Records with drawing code

================================

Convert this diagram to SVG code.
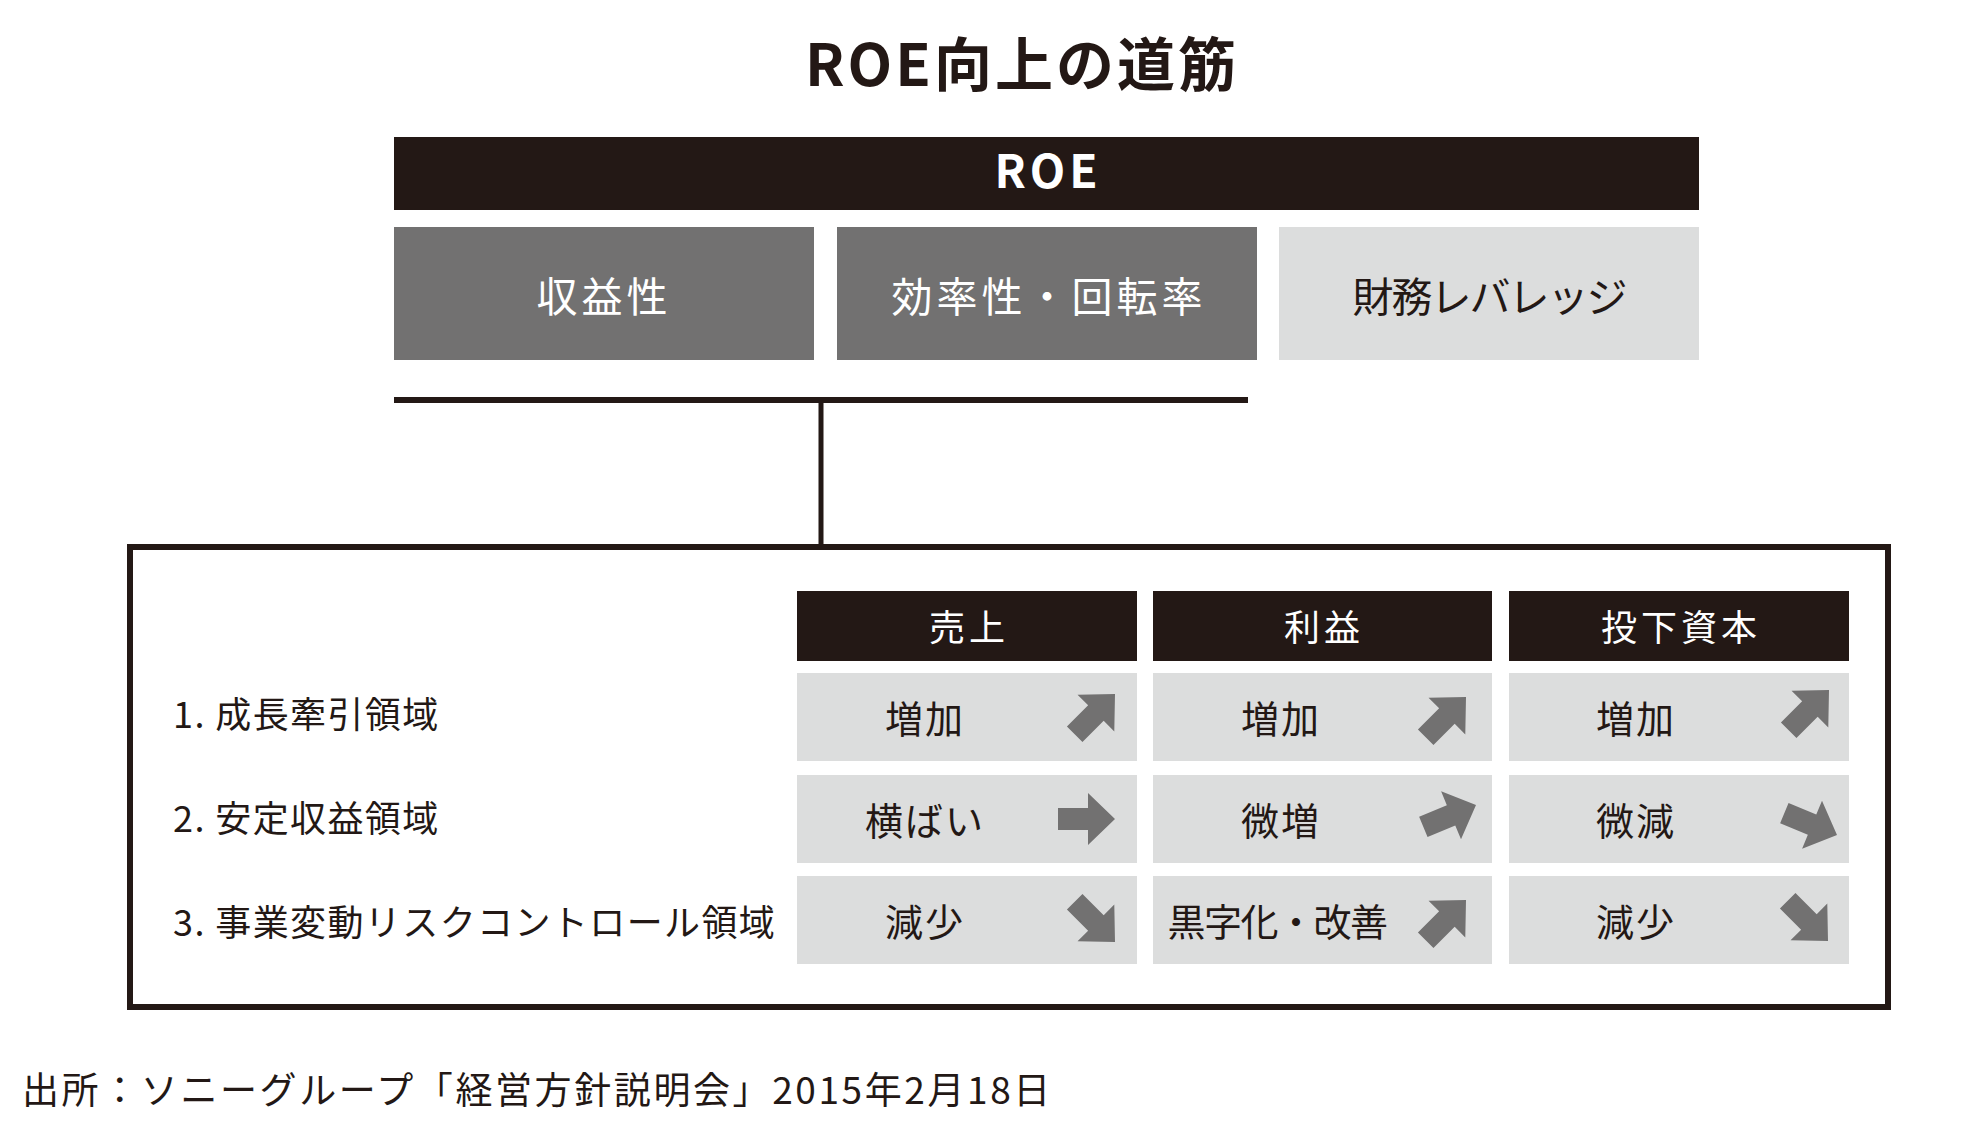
<svg xmlns="http://www.w3.org/2000/svg" width="1970" height="1134" viewBox="0 0 1970 1134">
<defs>
<style>
text{font-family:"Noto Sans CJK JP","Noto Sans",sans-serif;}
.dark{fill:#231815;}
.mid{fill:#727171;}
.light{fill:#dcdddd;}
.wt{fill:#ffffff;}
.bt{fill:#231815;}
.t41{font-size:41px;letter-spacing:4px;text-anchor:middle;}
.hd{font-size:36px;letter-spacing:4px;text-anchor:middle;fill:#ffffff;}
.cell{font-size:38px;letter-spacing:2px;text-anchor:middle;fill:#231815;}
.lbl{font-size:36px;letter-spacing:1.4px;fill:#231815;}
.line{stroke:#231815;fill:none;}
</style>
<path id="arr" d="M0,0 L-27,-26 L-27,-11 L-57,-11 L-57,11 L-27,11 L-27,26 Z" fill="#727171"/>
</defs>
<rect width="1970" height="1134" fill="#ffffff"/>

<g id="title">
<text x="1022" y="86" font-size="58" font-weight="700" letter-spacing="3" text-anchor="middle" class="bt">ROE向上の道筋</text>
</g>

<g id="roe">
<rect x="394" y="137" width="1305" height="73" class="dark"/>
<text x="1048" y="188" font-size="46" font-weight="700" letter-spacing="4" text-anchor="middle" class="wt">ROE</text>
</g>

<g id="profitability">
<rect x="394" y="227" width="420" height="133" class="mid"/>
<text x="604" y="312" class="t41 wt">収益性</text>
</g>
<g id="efficiency">
<rect x="837" y="227" width="420" height="133" class="mid"/>
<text x="1049" y="312" class="t41 wt">効率性・回転率</text>
</g>
<g id="leverage">
<rect x="1279" y="227" width="420" height="133" class="light"/>
<text x="1489" y="312" class="bt" font-size="41" letter-spacing="-2" text-anchor="middle">財務レバレッジ</text>
</g>

<g id="connectors">
<line x1="394" y1="400" x2="1248" y2="400" class="line" stroke-width="6"/>
<line x1="821" y1="403" x2="821" y2="545" class="line" stroke-width="5"/>
</g>

<g id="frame">
<rect x="130" y="547" width="1758" height="460" class="line" stroke-width="6"/>
</g>

<g id="header-sales">
<rect x="797" y="591" width="340" height="70" class="dark"/>
<text x="969" y="641" class="hd">売上</text>
</g>
<g id="header-profit">
<rect x="1153" y="591" width="339" height="70" class="dark"/>
<text x="1324" y="641" class="hd">利益</text>
</g>
<g id="header-capital">
<rect x="1509" y="591" width="340" height="70" class="dark"/>
<text x="1681" y="641" class="hd">投下資本</text>
</g>

<g id="row1-label"><text x="173" y="728" class="lbl">1. 成長牽引領域</text></g>
<g id="row2-label"><text x="173" y="832" class="lbl">2. 安定収益領域</text></g>
<g id="row3-label"><text x="173" y="936" class="lbl">3. 事業変動リスクコントロール領域</text></g>

<g id="r1c1">
<rect x="797" y="673" width="340" height="88" class="light"/>
<text x="925" y="733" class="cell">増加</text>
<use href="#arr" transform="translate(1115,694) rotate(-45)"/>
</g>
<g id="r1c2">
<rect x="1153" y="673" width="339" height="88" class="light"/>
<text x="1281" y="733" class="cell">増加</text>
<use href="#arr" transform="translate(1466,697) rotate(-45)"/>
</g>
<g id="r1c3">
<rect x="1509" y="673" width="340" height="88" class="light"/>
<text x="1636" y="733" class="cell">増加</text>
<use href="#arr" transform="translate(1829,690) rotate(-45)"/>
</g>

<g id="r2c1">
<rect x="797" y="775" width="340" height="88" class="light"/>
<text x="925" y="835" class="cell">横ばい</text>
<use href="#arr" transform="translate(1115,819)"/>
</g>
<g id="r2c2">
<rect x="1153" y="775" width="339" height="88" class="light"/>
<text x="1281" y="835" class="cell">微増</text>
<use href="#arr" transform="translate(1476,805) rotate(-22.5)"/>
</g>
<g id="r2c3">
<rect x="1509" y="775" width="340" height="88" class="light"/>
<text x="1636" y="835" class="cell">微減</text>
<use href="#arr" transform="translate(1837,835) rotate(22.5)"/>
</g>

<g id="r3c1">
<rect x="797" y="876" width="340" height="88" class="light"/>
<text x="925" y="936" class="cell">減少</text>
<use href="#arr" transform="translate(1115,942) rotate(45)"/>
</g>
<g id="r3c2">
<rect x="1153" y="876" width="339" height="88" class="light"/>
<text x="1277" y="936" class="cell" style="letter-spacing:-1.5px">黒字化・改善</text>
<use href="#arr" transform="translate(1466,900) rotate(-45)"/>
</g>
<g id="r3c3">
<rect x="1509" y="876" width="340" height="88" class="light"/>
<text x="1636" y="936" class="cell">減少</text>
<use href="#arr" transform="translate(1828,941) rotate(45)"/>
</g>

<g id="source">
<text x="22" y="1104" font-size="37" letter-spacing="2.6" class="bt">出所：ソニーグループ「経営方針説明会」2015年2月18日</text>
</g>
</svg>
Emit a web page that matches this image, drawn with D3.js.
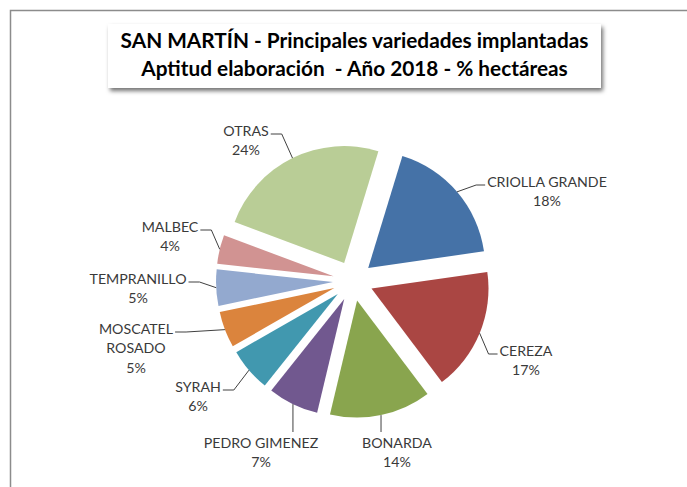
<!DOCTYPE html>
<html>
<head>
<meta charset="utf-8">
<script src="https://cdn.jsdelivr.net/npm/d3@7"></script>
<style>
  body { margin: 0; background: #fff; }
  svg { display: block; }
</style>
</head>
<body>
<div id="chart"></div>
<script>
// data
const categories = ["CRIOLLA GRANDE", "CEREZA", "BONARDA", "PEDRO GIMENEZ", "SYRAH", "MOSCATEL ROSADO", "TEMPRANILLO", "MALBEC", "OTRAS"];
const shares = [18, 17, 14, 7, 6, 5, 5, 4, 24];
const titleLines = ["SAN MARTÍN - Principales variedades implantadas", "Aptitud elaboración  - Año 2018 - % hectáreas"];

document.addEventListener('DOMContentLoaded', function() {
    const width = 687, height = 487;
    const cx = 353, cy = 281;          // pie centre
    const radius = 117, explode = 20;  // every slice pulled out by the same amount
    const firstSliceDeg = 17;
    const lineGap = 19.5;

    const colors = d3.scaleOrdinal()
        .domain(categories)
        .range(["#4572A7", "#AA4643", "#89A54E", "#71588F", "#4198AF", "#DB843D", "#93A9CF", "#D19392", "#B9CD96"]);

    // where each label block sits, relative to pie centre (x centre, first line y), and where the leader attaches
    const labelLayout = {
        "CRIOLLA GRANDE":  { dx: 194,  dy: -99, side: "left" },
        "CEREZA":          { dx: 173,  dy: 70,  side: "left" },
        "BONARDA":         { dx: 44,   dy: 162, side: "top" },
        "PEDRO GIMENEZ":   { dx: -92,  dy: 162, side: "top" },
        "SYRAH":           { dx: -155, dy: 106, side: "right" },
        "MOSCATEL ROSADO": { dx: -217, dy: 48,  side: "right", lines: ["MOSCATEL", "ROSADO"] },
        "TEMPRANILLO":     { dx: -215, dy: -2,  side: "right" },
        "MALBEC":          { dx: -183, dy: -54, side: "right" },
        "OTRAS":           { dx: -107, dy: -150, side: "right" }
    };

    const svg = d3.select('#chart').append('svg')
        .attr('width', width)
        .attr('height', height);

    const defs = svg.append('defs');
    const shadow = defs.append('filter').attr('id', 'shadow')
        .attr('x', '-10%').attr('y', '-30%').attr('width', '125%').attr('height', '170%');
    shadow.append('feDropShadow')
        .attr('dx', 2).attr('dy', 3).attr('stdDeviation', 2.2)
        .attr('flood-color', '#000').attr('flood-opacity', 0.55);

    // chart frame (runs off the right and bottom of the picture)
    svg.append('rect')
        .attr('x', 10.5).attr('y', 10.5)
        .attr('width', 700).attr('height', 500)
        .attr('fill', '#fff')
        .attr('stroke', '#8c8c8c')
        .attr('stroke-width', 1.5);

    // title box
    svg.append('rect')
        .attr('x', 108).attr('y', 24)
        .attr('width', 493).attr('height', 64)
        .attr('fill', '#fff')
        .attr('filter', 'url(#shadow)');

    svg.append('text')
        .attr('x', 354.5)
        .attr('y', 41)
        .attr('text-anchor', 'middle')
        .style('font-family', 'Lato, "Liberation Sans", sans-serif')
        .style('font-weight', 'bold')
        .style('font-size', '20.8px')
        .style('fill', '#000')
        .selectAll('tspan')
        .data(titleLines)
        .enter().append('tspan')
        .attr('x', 354.5)
        .attr('dy', (d, i) => i === 0 ? '0.35em' : '28px')
        .style('white-space', 'pre')
        .text(d => d);

    const data = categories.map((c, i) => ({ name: c, value: shares[i] }));

    const pie = d3.pie()
        .sort(null)
        .value(d => d.value)
        .startAngle(firstSliceDeg * Math.PI / 180)
        .endAngle((firstSliceDeg + 360) * Math.PI / 180);

    const arc = d3.arc().innerRadius(0).outerRadius(radius);
    const arcs = pie(data);

    const dir = a => [Math.sin(a), -Math.cos(a)];
    const mid = d => (d.startAngle + d.endAngle) / 2;

    const g = svg.append('g').attr('transform', `translate(${cx},${cy})`);

    g.selectAll('.slice')
        .data(arcs)
        .enter().append('path')
        .attr('class', 'slice')
        .attr('d', arc)
        .attr('fill', d => colors(d.data.name))
        .attr('transform', d => {
            const [ux, uy] = dir(mid(d));
            return `translate(${ux * explode},${uy * explode})`;
        });

    // labels
    const labels = g.selectAll('.label')
        .data(arcs)
        .enter().append('g')
        .attr('class', 'label');

    labels.each(function(d) {
        const lay = labelLayout[d.data.name];
        const lines = (lay.lines || [d.data.name]).concat([d.data.value + '%']);
        const sel = d3.select(this);

        const txt = sel.append('text')
            .attr('text-anchor', 'middle')
            .style('font-family', 'Lato, "Liberation Sans", sans-serif')
            .style('font-size', '14.2px')
            .style('fill', '#3a3a3a');
        lines.forEach((l, i) => {
            txt.append('tspan')
                .attr('x', lay.dx)
                .attr('y', lay.dy + i * lineGap)
                .attr('dy', '0.35em')
                .text(l);
        });

        const firstW = txt.select('tspan').node().getComputedTextLength();
        const a = mid(d);
        const [ux, uy] = dir(a);
        const sx = ux * (explode + radius), sy = uy * (explode + radius);
        let pts;
        if (lay.side === 'top') {
            pts = [[sx, sy], [sx, lay.dy - 11]];
        } else if (lay.side === 'left') {
            const ex = lay.dx - firstW / 2 - 2, ey = lay.dy + 3;
            pts = [[sx, sy], [ex - 9, ey], [ex, ey]];
        } else {
            const ex = lay.dx + firstW / 2 + 2, ey = lay.dy + 3;
            pts = [[sx, sy], [ex + 11, ey], [ex, ey]];
        }
        sel.append('path')
            .attr('d', d3.line()(pts))
            .attr('fill', 'none')
            .attr('stroke', '#404040')
            .attr('stroke-width', 1);
    });
});
</script>
</body>
</html>
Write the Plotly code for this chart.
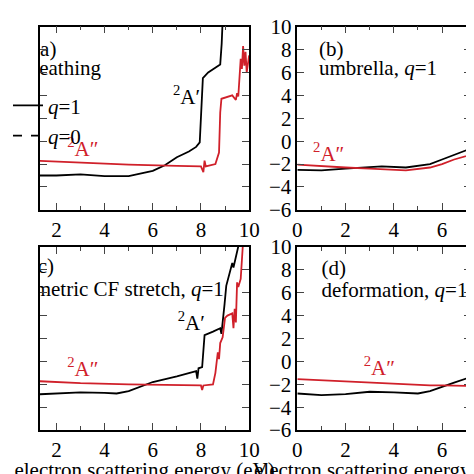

================================

Stated exercise -> In the records above, tally the lines where the word "chart" appears, and give the number and nothing else.

Result of this exercise -> 4